* [Goal of the exercise]:
Search the material below for the word "chart" and copy every line in which it occurs.
* * *
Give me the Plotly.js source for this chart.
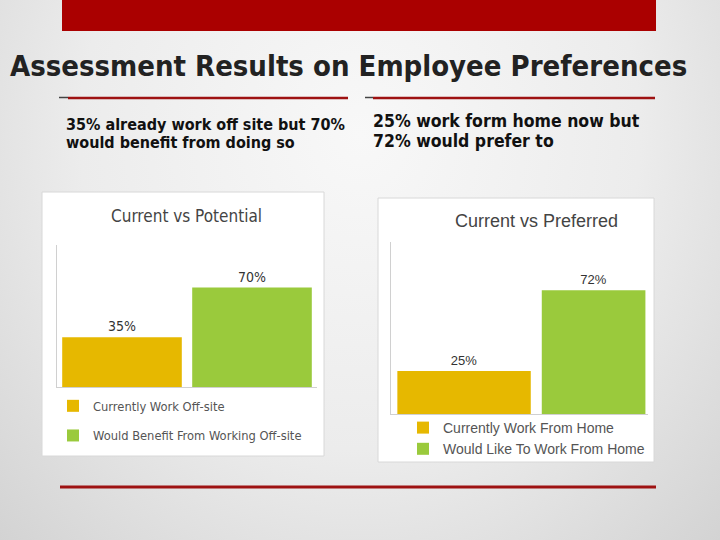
<!DOCTYPE html>
<html>
<head>
<meta charset="utf-8">
<script src="https://cdn.plot.ly/plotly-3.0.1.min.js"></script>
<style>
  html, body { margin: 0; padding: 0; }
  body {
    width: 720px; height: 540px; overflow: hidden;
    background: radial-gradient(ellipse at 50% 25%, #f8f8f8 0%, #ececec 55%, #d3d3d3 100%);
  }
  #slide { width: 720px; height: 540px; }
</style>
</head>
<body>
<div id="slide"></div>
<script>
// chart data
let leftCategories = ['Currently Work Off-site', 'Would Benefit From Working Off-site'];
let leftValues = [35, 70];
let rightCategories = ['Currently Work From Home', 'Would Like To Work From Home'];
let rightValues = [25, 72];
let barColors = ['#e6b800', '#9aca3c'];

let slide = document.getElementById('slide');

// pixel -> paper helpers (720x540, no margins)
function px(x) { return x / 720; }
function py(y) { return 1 - y / 540; }

let narrow = '"DejaVu Sans Condensed", "Liberation Sans Narrow", sans-serif';
let plain = '"Liberation Sans", Arial, sans-serif';

let data = [];

// left chart traces
for (let i = 0; i < leftCategories.length; i++) {
    data.push({
        type: 'bar',
        name: leftCategories[i],
        x: [leftCategories[i]],
        y: [leftValues[i]],
        xaxis: 'x',
        yaxis: 'y',
        legend: 'legend',
        legendgroup: 'left' + i,
        width: 0.92,
        marker: { color: barColors[i] },
        texttemplate: '%{y}%',
        textposition: 'outside',
        textfont: { family: narrow, size: 14, color: '#333' },
        cliponaxis: false,
        hoverinfo: 'skip',
    });
}

// right chart traces
let rightWidths = [1.03, 0.8];
for (let i = 0; i < rightCategories.length; i++) {
    data.push({
        type: 'bar',
        name: rightCategories[i],
        x: [rightCategories[i]],
        y: [rightValues[i]],
        xaxis: 'x2',
        yaxis: 'y2',
        legend: 'legend2',
        legendgroup: 'right' + i,
        width: rightWidths[i],
        marker: { color: barColors[i] },
        texttemplate: '%{y}%',
        textposition: 'outside',
        textfont: { family: plain, size: 13, color: '#333' },
        cliponaxis: false,
        hoverinfo: 'skip',
    });
}

let axisBase = {
    showgrid: false,
    zeroline: false,
    showticklabels: false,
    ticks: '',
    showline: true,
    linecolor: '#d0d0d0',
    linewidth: 1,
    fixedrange: true,
};

let redLine = '#9e1212';

let layout = {
    width: 720,
    height: 540,
    margin: { l: 0, r: 0, t: 0, b: 0 },
    paper_bgcolor: 'rgba(0,0,0,0)',
    plot_bgcolor: 'rgba(0,0,0,0)',
    barmode: 'overlay',
    showlegend: true,
    xaxis: Object.assign({}, axisBase, {
        type: 'category',
        domain: [px(57), px(317)],
        range: [-0.5, 1.5],
        anchor: 'y',
    }),
    yaxis: Object.assign({}, axisBase, {
        domain: [py(387), py(245)],
        range: [0, 100],
        anchor: 'x',
    }),
    xaxis2: Object.assign({}, axisBase, {
        type: 'category',
        domain: [px(391), px(648)],
        range: [-0.564, 1.42],
        anchor: 'y2',
    }),
    yaxis2: Object.assign({}, axisBase, {
        domain: [py(414), py(242)],
        range: [0, 100],
        anchor: 'x2',
    }),
    legend: {
        x: px(53), y: py(391), xanchor: 'left', yanchor: 'top',
        bgcolor: 'rgba(0,0,0,0)',
        font: { family: narrow, size: 12.8, color: '#555' },
        tracegroupgap: 10,
        traceorder: 'grouped',
    },
    legend2: {
        x: px(403), y: py(412), xanchor: 'left', yanchor: 'top',
        bgcolor: 'rgba(0,0,0,0)',
        font: { family: plain, size: 14, color: '#555' },
        tracegroupgap: 0,
        traceorder: 'grouped',
    },
    shapes: [
        // top red band
        { type: 'rect', xref: 'paper', yref: 'paper', layer: 'below',
          x0: px(62), x1: px(656), y0: py(31), y1: py(-2),
          fillcolor: '#aa0000', line: { width: 0 } },
        // red rules under the title
        { type: 'line', xref: 'paper', yref: 'paper', layer: 'below',
          x0: px(68), x1: px(348), y0: py(98), y1: py(98),
          line: { color: redLine, width: 2.5 } },
        { type: 'line', xref: 'paper', yref: 'paper', layer: 'below',
          x0: px(59), x1: px(68), y0: py(97.5), y1: py(97.5),
          line: { color: '#444', width: 1.5 } },
        { type: 'line', xref: 'paper', yref: 'paper', layer: 'below',
          x0: px(373), x1: px(655), y0: py(98), y1: py(98),
          line: { color: redLine, width: 2.5 } },
        { type: 'line', xref: 'paper', yref: 'paper', layer: 'below',
          x0: px(365), x1: px(373), y0: py(97.5), y1: py(97.5),
          line: { color: '#444', width: 1.5 } },
        // bottom rule
        { type: 'line', xref: 'paper', yref: 'paper', layer: 'below',
          x0: px(60), x1: px(656), y0: py(487), y1: py(487),
          line: { color: redLine, width: 3 } },
        // chart cards
        { type: 'rect', xref: 'paper', yref: 'paper', layer: 'below',
          x0: px(42), x1: px(324), y0: py(456), y1: py(192),
          fillcolor: '#ffffff', line: { color: '#d8d8d8', width: 1 } },
        { type: 'rect', xref: 'paper', yref: 'paper', layer: 'below',
          x0: px(378), x1: px(654), y0: py(462), y1: py(198),
          fillcolor: '#ffffff', line: { color: '#d8d8d8', width: 1 } },
    ],
    annotations: [
        { text: 'Assessment Results on Employee Preferences',
          xref: 'paper', yref: 'paper', x: px(348), y: py(66),
          xanchor: 'center', yanchor: 'middle', showarrow: false,
          font: { family: narrow, size: 29, weight: 'bold', color: '#222' } },
        { text: '35% already work off site but 70%',
          xref: 'paper', yref: 'paper', x: px(64), y: py(124),
          xanchor: 'left', yanchor: 'middle', showarrow: false,
          font: { family: narrow, size: 16, weight: 'bold', color: '#111' } },
        { text: 'would benefit from doing so',
          xref: 'paper', yref: 'paper', x: px(64), y: py(142),
          xanchor: 'left', yanchor: 'middle', showarrow: false,
          font: { family: narrow, size: 16, weight: 'bold', color: '#111' } },
        { text: '25% work form home now but',
          xref: 'paper', yref: 'paper', x: px(371), y: py(121),
          xanchor: 'left', yanchor: 'middle', showarrow: false,
          font: { family: narrow, size: 17.5, weight: 'bold', color: '#111' } },
        { text: '72% would prefer to',
          xref: 'paper', yref: 'paper', x: px(371), y: py(141),
          xanchor: 'left', yanchor: 'middle', showarrow: false,
          font: { family: narrow, size: 17.5, weight: 'bold', color: '#111' } },
        { text: 'Current vs Potential',
          xref: 'paper', yref: 'paper', x: px(186), y: py(216),
          xanchor: 'center', yanchor: 'middle', showarrow: false,
          font: { family: narrow, size: 17, color: '#444' } },
        { text: 'Current vs Preferred',
          xref: 'paper', yref: 'paper', x: px(536), y: py(221),
          xanchor: 'center', yanchor: 'middle', showarrow: false,
          font: { family: plain, size: 18, color: '#444' } },
    ],
};

Plotly.newPlot(slide, data, layout, { staticPlot: true, displayModeBar: false });
</script>
</body>
</html>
* * *
* [The output]:
Give me the Plotly.js source for this chart.
// chart data
// left chart traces
// right chart traces
        // chart cards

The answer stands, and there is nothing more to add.